Dickson secured his first PGA TOUR card with a third-place finish Sunday at the Price Cutter Charity Championship presented by Dr Pepper, moving to fifth on the season-long Korn Ferry Tour Points List. The top 30 at season’s end will earn 2025 PGA TOUR membership, and Dickson is now comfortably inside that number.
Dickson, 31, spent nine years as a pro to reach this point. But perhaps he’s just getting started.
“That’s crazy,” Dickson said Sunday after securing his card. “I might tear up, I don’t know. I’m going to go home tonight, see the family; it will probably sink in right then. Last year, got close, didn’t get the job done, and got progressively better. Moving in the right direction, so just got to keep that going.
“My attitude (has improved) … not getting down on bad shots, because they’re going to happen. Sometimes I can get pretty negative, but this year I’ve done a really good job of not, for the most part. We’re golfers and we’re human, but just staying positive, really, knowing that good golf’s in there. Don’t let the bad shots bug you too much.”
Golf wasn’t always at the forefront of Dickson’s ambitions. He played travel soccer as a kid in Gastonia, North Carolina, and became good friends with his teammates – with whom he also played baseball and basketball. It wasn’t until high school when he decided to focus on golf, inspired by his high school teammate Harold Varner III, a few years older, who played collegiately at East Carolina. That motivated Dickson to play college golf himself, and he earned a scholarship to Winthrop University, where he played four years before turning pro in 2015.
Dickson spent time on mini-tours including the SwingThought Tour and GPro Tour before earning Korn Ferry Tour status at 2019 Q-School, and he has competed mostly full-time on the Korn Ferry Tour ever since. He nearly earned his TOUR card last season, finishing No. 39 on the season-long standings. Rather than let the near-miss get him down, he channeled that confidence into this year, where he has won twice – Astara Chile Classic presented by Scotiabank, Blue Cross and Blue Shield of Kansas Wichita Open – to move to the verge of his first TOUR card.
With four rounds in the 60s at the Price Cutter, he cemented it.
“I feel like I’ve been playing super aggressive, which has paid off twice (with wins), but has also hurt … but it’s worked out so far,” Dickson said Sunday. “The rest of the season, just keep playing good golf and get as many points as I can, maybe try to get another win.”

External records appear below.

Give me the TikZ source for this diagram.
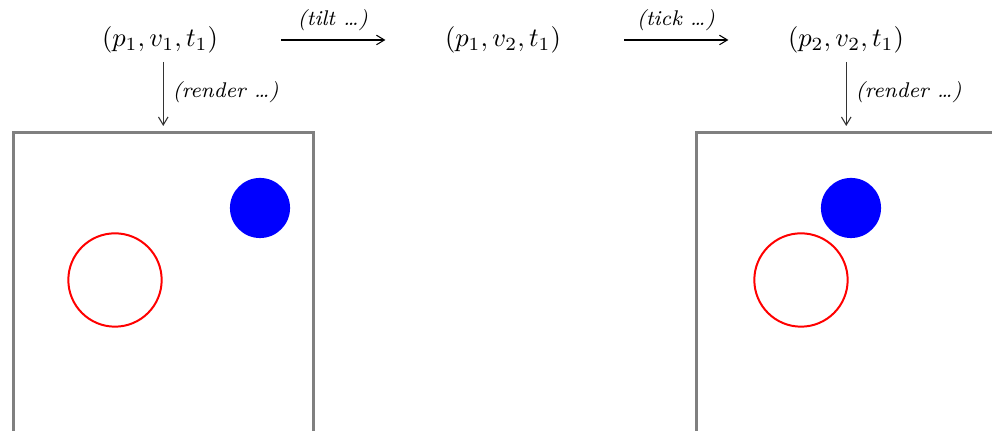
\documentclass[tikz,border=0pt]{standalone}
\usetikzlibrary{arrows.meta}
\tikzset{
  state/.style={inner sep=3pt},
  flow/.style={-{Straight Barb[length=3pt,width=3.6pt]}, line width=0.4pt, shorten <=20.6pt, shorten >=19.2pt},
  renderarrow/.style={-{Straight Barb[length=3pt,width=3.6pt]}, line width=0.4pt, black!80, shorten <=0pt, shorten >=1.9pt},
  lbl/.style={font=\footnotesize\itshape, black},
  frame/.style={draw=gray, line width=0.95pt, minimum width=112.8pt, minimum height=112.8pt, inner sep=0pt, anchor=north west},
  ring/.style={circle, draw=red, line width=0.75pt, minimum size=35.1pt, inner sep=0pt},
  disc/.style={circle, fill=blue, minimum size=22.6pt, inner sep=0pt}
}
\begin{document}
\begin{tikzpicture}[x=0.376pt,y=-0.376pt]
\useasboundingbox (0,0) rectangle (992,431);
\clip (0,0) rectangle (992,431);
\node[state] (A) at (160,40) {$(p_1, v_1, t_1)$};
\node[state] (B) at (503,40) {$(p_1, v_2, t_1)$};
\node[state] (C) at (846,40) {$(p_2, v_2, t_1)$};
\draw[flow] (A.east) -- node[lbl, above, xshift=0.5pt] {(tilt \dots)} (B.west);
\draw[flow] (B.east) -- node[lbl, above, xshift=0.5pt] {(tick \dots)} (C.west);
\node[frame] (F1) at (12,131) {};
\node[frame] (F2) at (695,131) {};
\draw[renderarrow] (A.south -| F1.north) -- node[lbl, right, yshift=1.6pt] {(render \dots)} (F1.north);
\draw[renderarrow] (C.south -| F2.north) -- node[lbl, right, yshift=1.6pt] {(render \dots)} (F2.north);
\node[ring] (r1) at (115,280) {};
\node[disc] (b1) at (260,208) {};
\node[ring] (r2) at (801,280) {};
\node[disc] (b2) at (851,208) {};
\end{tikzpicture}
\end{document}
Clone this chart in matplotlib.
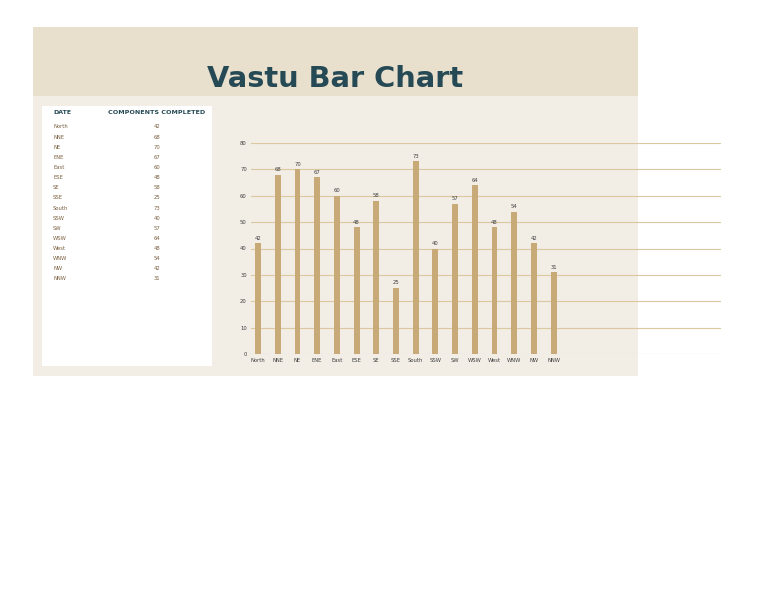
import matplotlib.pyplot as plt
from matplotlib.patches import Rectangle

directions = ['North', 'NNE', 'NE', 'ENE', 'East', 'ESE', 'SE', 'SSE', 'South',
              'SSW', 'SW', 'WSW', 'West', 'WNW', 'NW', 'NNW']
completed = [42, 68, 70, 67, 60, 48, 58, 25, 73, 40, 57, 64, 48, 54, 42, 31]
yticks = [0, 10, 20, 30, 40, 50, 60, 70, 80]

W, H = 768, 594
fig = plt.figure(figsize=(W / 100, H / 100), dpi=100)
fig.patch.set_facecolor('white')


def px_rect(x0, y0, x1, y1, color):
    fig.patches.append(Rectangle((x0 / W, 1 - y1 / H), (x1 - x0) / W, (y1 - y0) / H,
                                 transform=fig.transFigure, facecolor=color,
                                 edgecolor='none', zorder=-5))


# background blocks
px_rect(33, 27, 638, 96, '#e8dfcc')
px_rect(33, 96, 638, 376, '#f2ede5')
px_rect(42, 106, 212, 366, 'white')

fig.text(335 / W, 1 - 79 / H, 'Vastu Bar Chart', ha='center', va='center',
         fontsize=20.8, fontweight='bold', color='#264a55')

# data table
fig.text(53 / W, 1 - 113 / H, 'DATE', fontsize=4.5, fontweight='bold',
         color='#264a55', va='center')
fig.text(157 / W, 1 - 113 / H, 'COMPONENTS COMPLETED', fontsize=4.6,
         fontweight='bold', color='#264a55', va='center', ha='center')
for i, (d, v) in enumerate(zip(directions, completed)):
    y = 1 - (127 + i * 10.13) / H
    fig.text(53 / W, y, d, fontsize=3.8, color='#7a6040', va='center')
    fig.text(157 / W, y, str(v), fontsize=3.8, color='#7a6040', va='center', ha='center')

# chart
ax = fig.add_axes([251 / W, 1 - 354 / H, (721 - 251) / W, (354 - 143) / H])
ax.set_zorder(5)
ax.set_facecolor('none')
x = list(range(len(directions)))
bars = ax.bar(x, completed, width=0.3, color='#c8aa78', zorder=3)
for b, v in zip(bars, completed):
    ax.text(b.get_x() + b.get_width() / 2, v + 1.0, str(v), ha='center', va='bottom',
            fontsize=3.8, color='#404040')

ax.set_xlim(-0.36, 23.5)
ax.set_ylim(0, 80)
ax.set_yticks(yticks)
ax.set_xticks(x)
ax.set_xticklabels(directions)
ax.tick_params(axis='both', length=0, labelsize=3.8, colors='#404040', pad=3)
for t in yticks[1:]:
    ax.axhline(t, color='#dcc8a0', lw=0.8, zorder=1)
ax.axhline(0, color='#d9d9d9', lw=0.8, zorder=2)
for s in ax.spines.values():
    s.set_visible(False)

fig.savefig('out.png', dpi=100)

Dickson employs an unconventional setup position, as he sets his clubhead slightly past the ball at address point before beginning his backswing. He knows it looks a bit strange, but the results are inarguable. He’s a two-time winner this season, and Sunday he nearly became the first Korn Ferry Tour player since Wesley Bryan in 2016 to win three times in one year.
“It’s pretty weird,” Dickson described his setup. “Bounce it out toward the heel. To me, it just looks like … the ball is right at the heel, but I’ve seen video, gets a lot further out. I don’t really know why I do it. I just started doing it eight, nine years ago. Some people think it started as a drill, but now I just let it bounce out there and swing.
“Growing up with a friend of mine, his dad would just barely move his head like that, so I just copy that, and then the whole bouncing the club out … that just came out of nowhere, and I just do it. Just to me it looks normal, so I just roll with it.”
And now he’s rolling to the PGA TOUR.
Kevin Prise is an associate editor for the PGA TOUR. He is on a lifelong quest to break 80 on a course that exceeds 6,000 yards and to see the Buffalo Bills win a Super Bowl. Follow Kevin Prise on Twitter.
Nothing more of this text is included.